[start Input material]
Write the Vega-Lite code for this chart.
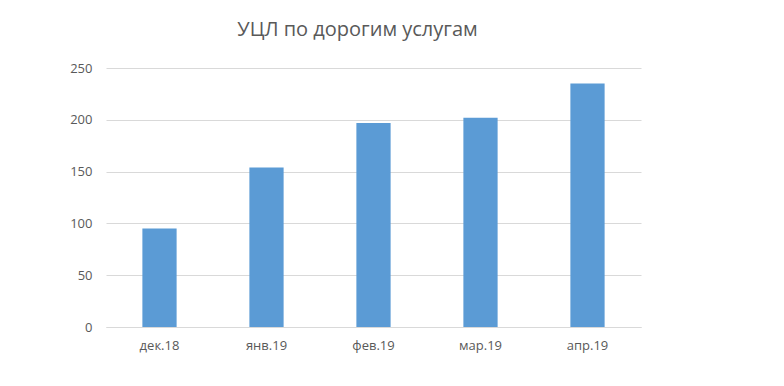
{
  "$schema": "https://vega.github.io/schema/vega-lite/v6.json",
  "width": 535,
  "height": 259,
  "autosize": {"type": "none"},
  "padding": {"left": 106, "top": 68, "right": 143, "bottom": 59},
  "background": "#ffffff",
  "title": {
    "text": "УЦЛ по дорогим услугам",
    "anchor": "middle",
    "dx": -16,
    "offset": 22,
    "fontSize": 20,
    "font": "Open Sans",
    "fontWeight": "normal",
    "color": "#595959"
  },
  "data": {
    "values": [
      {"month": "дек.18", "value": 95},
      {"month": "янв.19", "value": 154},
      {"month": "фев.19", "value": 197},
      {"month": "мар.19", "value": 202},
      {"month": "апр.19", "value": 235}
    ]
  },
  "mark": {"type": "bar", "color": "#5b9bd5"},
  "encoding": {
    "x": {
      "field": "month",
      "type": "nominal",
      "sort": null,
      "title": null,
      "scale": {"paddingInner": 0.68, "paddingOuter": 0.34},
      "axis": {
        "labelAngle": 0,
        "labelFont": "Open Sans",
        "labelFontSize": 13,
        "labelColor": "#595959",
        "labelPadding": 12,
        "ticks": false,
        "domainColor": "#d9d9d9",
        "grid": false
      }
    },
    "y": {
      "field": "value",
      "type": "quantitative",
      "title": null,
      "scale": {"domain": [0, 250]},
      "axis": {
        "values": [0, 50, 100, 150, 200, 250],
        "labelFont": "Open Sans",
        "labelFontSize": 13,
        "labelColor": "#595959",
        "labelPadding": 14,
        "ticks": false,
        "domain": false,
        "gridColor": "#d9d9d9"
      }
    }
  },
  "config": {"view": {"stroke": null}}
}
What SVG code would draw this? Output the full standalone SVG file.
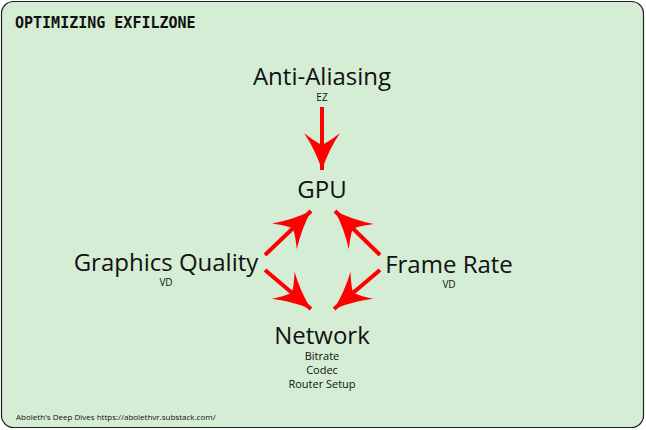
<svg xmlns="http://www.w3.org/2000/svg" width="646" height="430" viewBox="0 0 646 430">
<style>
.n{font-family:"Open Sans",sans-serif;fill:#111;text-anchor:middle}
.big{font-size:24px}
.sm{font-size:11px}
.c{stroke:#ff0000;stroke-width:4;fill:none}
</style>
<defs>
<marker id="a" markerUnits="userSpaceOnUse" markerWidth="40" markerHeight="40" viewBox="-34 -17 36 34" refX="0" refY="0" orient="auto">
<path d="M0,0 Q-18,-6 -33,-16 Q-23,-3 -23,0 Q-23,3 -33,16 Q-18,6 0,0 Z" fill="#ff0000"/>
</marker>
</defs>
<rect x="1.5" y="1.5" width="642" height="426" rx="12" fill="#d4edd4" stroke="#222" stroke-width="1.2"/>
<text x="15" y="28" style="font-family:'DejaVu Sans Mono',monospace;font-weight:bold;font-size:15px;fill:#111">OPTIMIZING EXFILZONE</text>
<g id="connectors">
<line class="c" x1="322" y1="107" x2="322" y2="170" marker-end="url(#a)"/>
<line class="c" x1="265" y1="255" x2="311" y2="211" marker-end="url(#a)"/>
<line class="c" x1="265" y1="270" x2="311" y2="309" marker-end="url(#a)"/>
<line class="c" x1="380" y1="255" x2="335" y2="211" marker-end="url(#a)"/>
<line class="c" x1="380" y1="270" x2="334" y2="309" marker-end="url(#a)"/>
</g>
<g id="aa"><text class="n big" x="322" y="85">Anti-Aliasing</text><text class="n sm" x="322" y="101" style="font-size:10px">EZ</text></g>
<g id="gpu"><text class="n big" x="322" y="198">GPU</text></g>
<g id="gq"><text class="n big" x="166" y="271">Graphics Quality</text><text class="n sm" x="166" y="286" style="font-size:10px">VD</text></g>
<g id="fr"><text class="n big" x="449" y="273">Frame Rate</text><text class="n sm" x="449" y="288" style="font-size:10px">VD</text></g>
<g id="net"><text class="n big" x="322" y="344">Network</text><text class="n sm" x="322" y="360">Bitrate</text><text class="n sm" x="322" y="374">Codec</text><text class="n sm" x="322" y="388">Router Setup</text></g>
<text x="16" y="420" style="font-family:'Open Sans',sans-serif;font-size:8px;fill:#111">Aboleth's Deep Dives https://abolethvr.substack.com/</text>
</svg>
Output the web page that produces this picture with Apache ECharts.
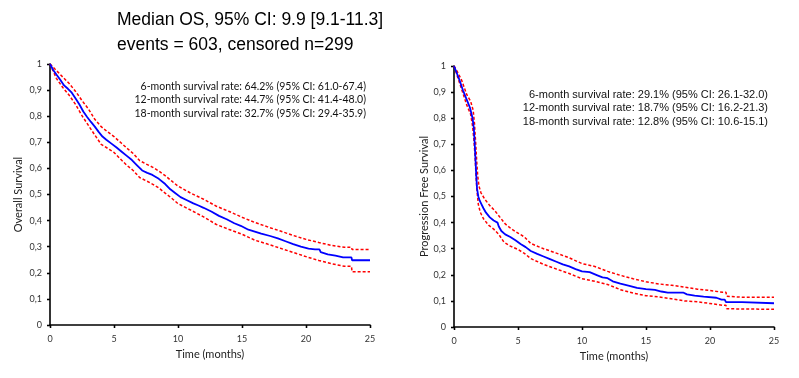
[end Input material]
→ **Instructions for the task**
Reproduce every entry word for word, but skip any pictures.

→ **Answer to the problem**
Write the Vega-Lite code for this chart.
{
  "$schema": "https://vega.github.io/schema/vega-lite/v6.json",
  "width": 535,
  "height": 259,
  "autosize": {"type": "none"},
  "padding": {"left": 106, "top": 68, "right": 143, "bottom": 59},
  "background": "#ffffff",
  "title": {
    "text": "УЦЛ по дорогим услугам",
    "anchor": "middle",
    "dx": -16,
    "offset": 22,
    "fontSize": 20,
    "font": "Open Sans",
    "fontWeight": "normal",
    "color": "#595959"
  },
  "data": {
    "values": [
      {"month": "дек.18", "value": 95},
      {"month": "янв.19", "value": 154},
      {"month": "фев.19", "value": 197},
      {"month": "мар.19", "value": 202},
      {"month": "апр.19", "value": 235}
    ]
  },
  "mark": {"type": "bar", "color": "#5b9bd5"},
  "encoding": {
    "x": {
      "field": "month",
      "type": "nominal",
      "sort": null,
      "title": null,
      "scale": {"paddingInner": 0.68, "paddingOuter": 0.34},
      "axis": {
        "labelAngle": 0,
        "labelFont": "Open Sans",
        "labelFontSize": 13,
        "labelColor": "#595959",
        "labelPadding": 12,
        "ticks": false,
        "domainColor": "#d9d9d9",
        "grid": false
      }
    },
    "y": {
      "field": "value",
      "type": "quantitative",
      "title": null,
      "scale": {"domain": [0, 250]},
      "axis": {
        "values": [0, 50, 100, 150, 200, 250],
        "labelFont": "Open Sans",
        "labelFontSize": 13,
        "labelColor": "#595959",
        "labelPadding": 14,
        "ticks": false,
        "domain": false,
        "gridColor": "#d9d9d9"
      }
    }
  },
  "config": {"view": {"stroke": null}}
}
What SVG code would draw this? Output the full standalone SVG file.
<svg xmlns="http://www.w3.org/2000/svg" width="646" height="430" viewBox="0 0 646 430">
<style>
.n{font-family:"Open Sans",sans-serif;fill:#111;text-anchor:middle}
.big{font-size:24px}
.sm{font-size:11px}
.c{stroke:#ff0000;stroke-width:4;fill:none}
</style>
<defs>
<marker id="a" markerUnits="userSpaceOnUse" markerWidth="40" markerHeight="40" viewBox="-34 -17 36 34" refX="0" refY="0" orient="auto">
<path d="M0,0 Q-18,-6 -33,-16 Q-23,-3 -23,0 Q-23,3 -33,16 Q-18,6 0,0 Z" fill="#ff0000"/>
</marker>
</defs>
<rect x="1.5" y="1.5" width="642" height="426" rx="12" fill="#d4edd4" stroke="#222" stroke-width="1.2"/>
<text x="15" y="28" style="font-family:'DejaVu Sans Mono',monospace;font-weight:bold;font-size:15px;fill:#111">OPTIMIZING EXFILZONE</text>
<g id="connectors">
<line class="c" x1="322" y1="107" x2="322" y2="170" marker-end="url(#a)"/>
<line class="c" x1="265" y1="255" x2="311" y2="211" marker-end="url(#a)"/>
<line class="c" x1="265" y1="270" x2="311" y2="309" marker-end="url(#a)"/>
<line class="c" x1="380" y1="255" x2="335" y2="211" marker-end="url(#a)"/>
<line class="c" x1="380" y1="270" x2="334" y2="309" marker-end="url(#a)"/>
</g>
<g id="aa"><text class="n big" x="322" y="85">Anti-Aliasing</text><text class="n sm" x="322" y="101" style="font-size:10px">EZ</text></g>
<g id="gpu"><text class="n big" x="322" y="198">GPU</text></g>
<g id="gq"><text class="n big" x="166" y="271">Graphics Quality</text><text class="n sm" x="166" y="286" style="font-size:10px">VD</text></g>
<g id="fr"><text class="n big" x="449" y="273">Frame Rate</text><text class="n sm" x="449" y="288" style="font-size:10px">VD</text></g>
<g id="net"><text class="n big" x="322" y="344">Network</text><text class="n sm" x="322" y="360">Bitrate</text><text class="n sm" x="322" y="374">Codec</text><text class="n sm" x="322" y="388">Router Setup</text></g>
<text x="16" y="420" style="font-family:'Open Sans',sans-serif;font-size:8px;fill:#111">Aboleth's Deep Dives https://abolethvr.substack.com/</text>
</svg>
Output the web page that produces this picture with Apache ECharts.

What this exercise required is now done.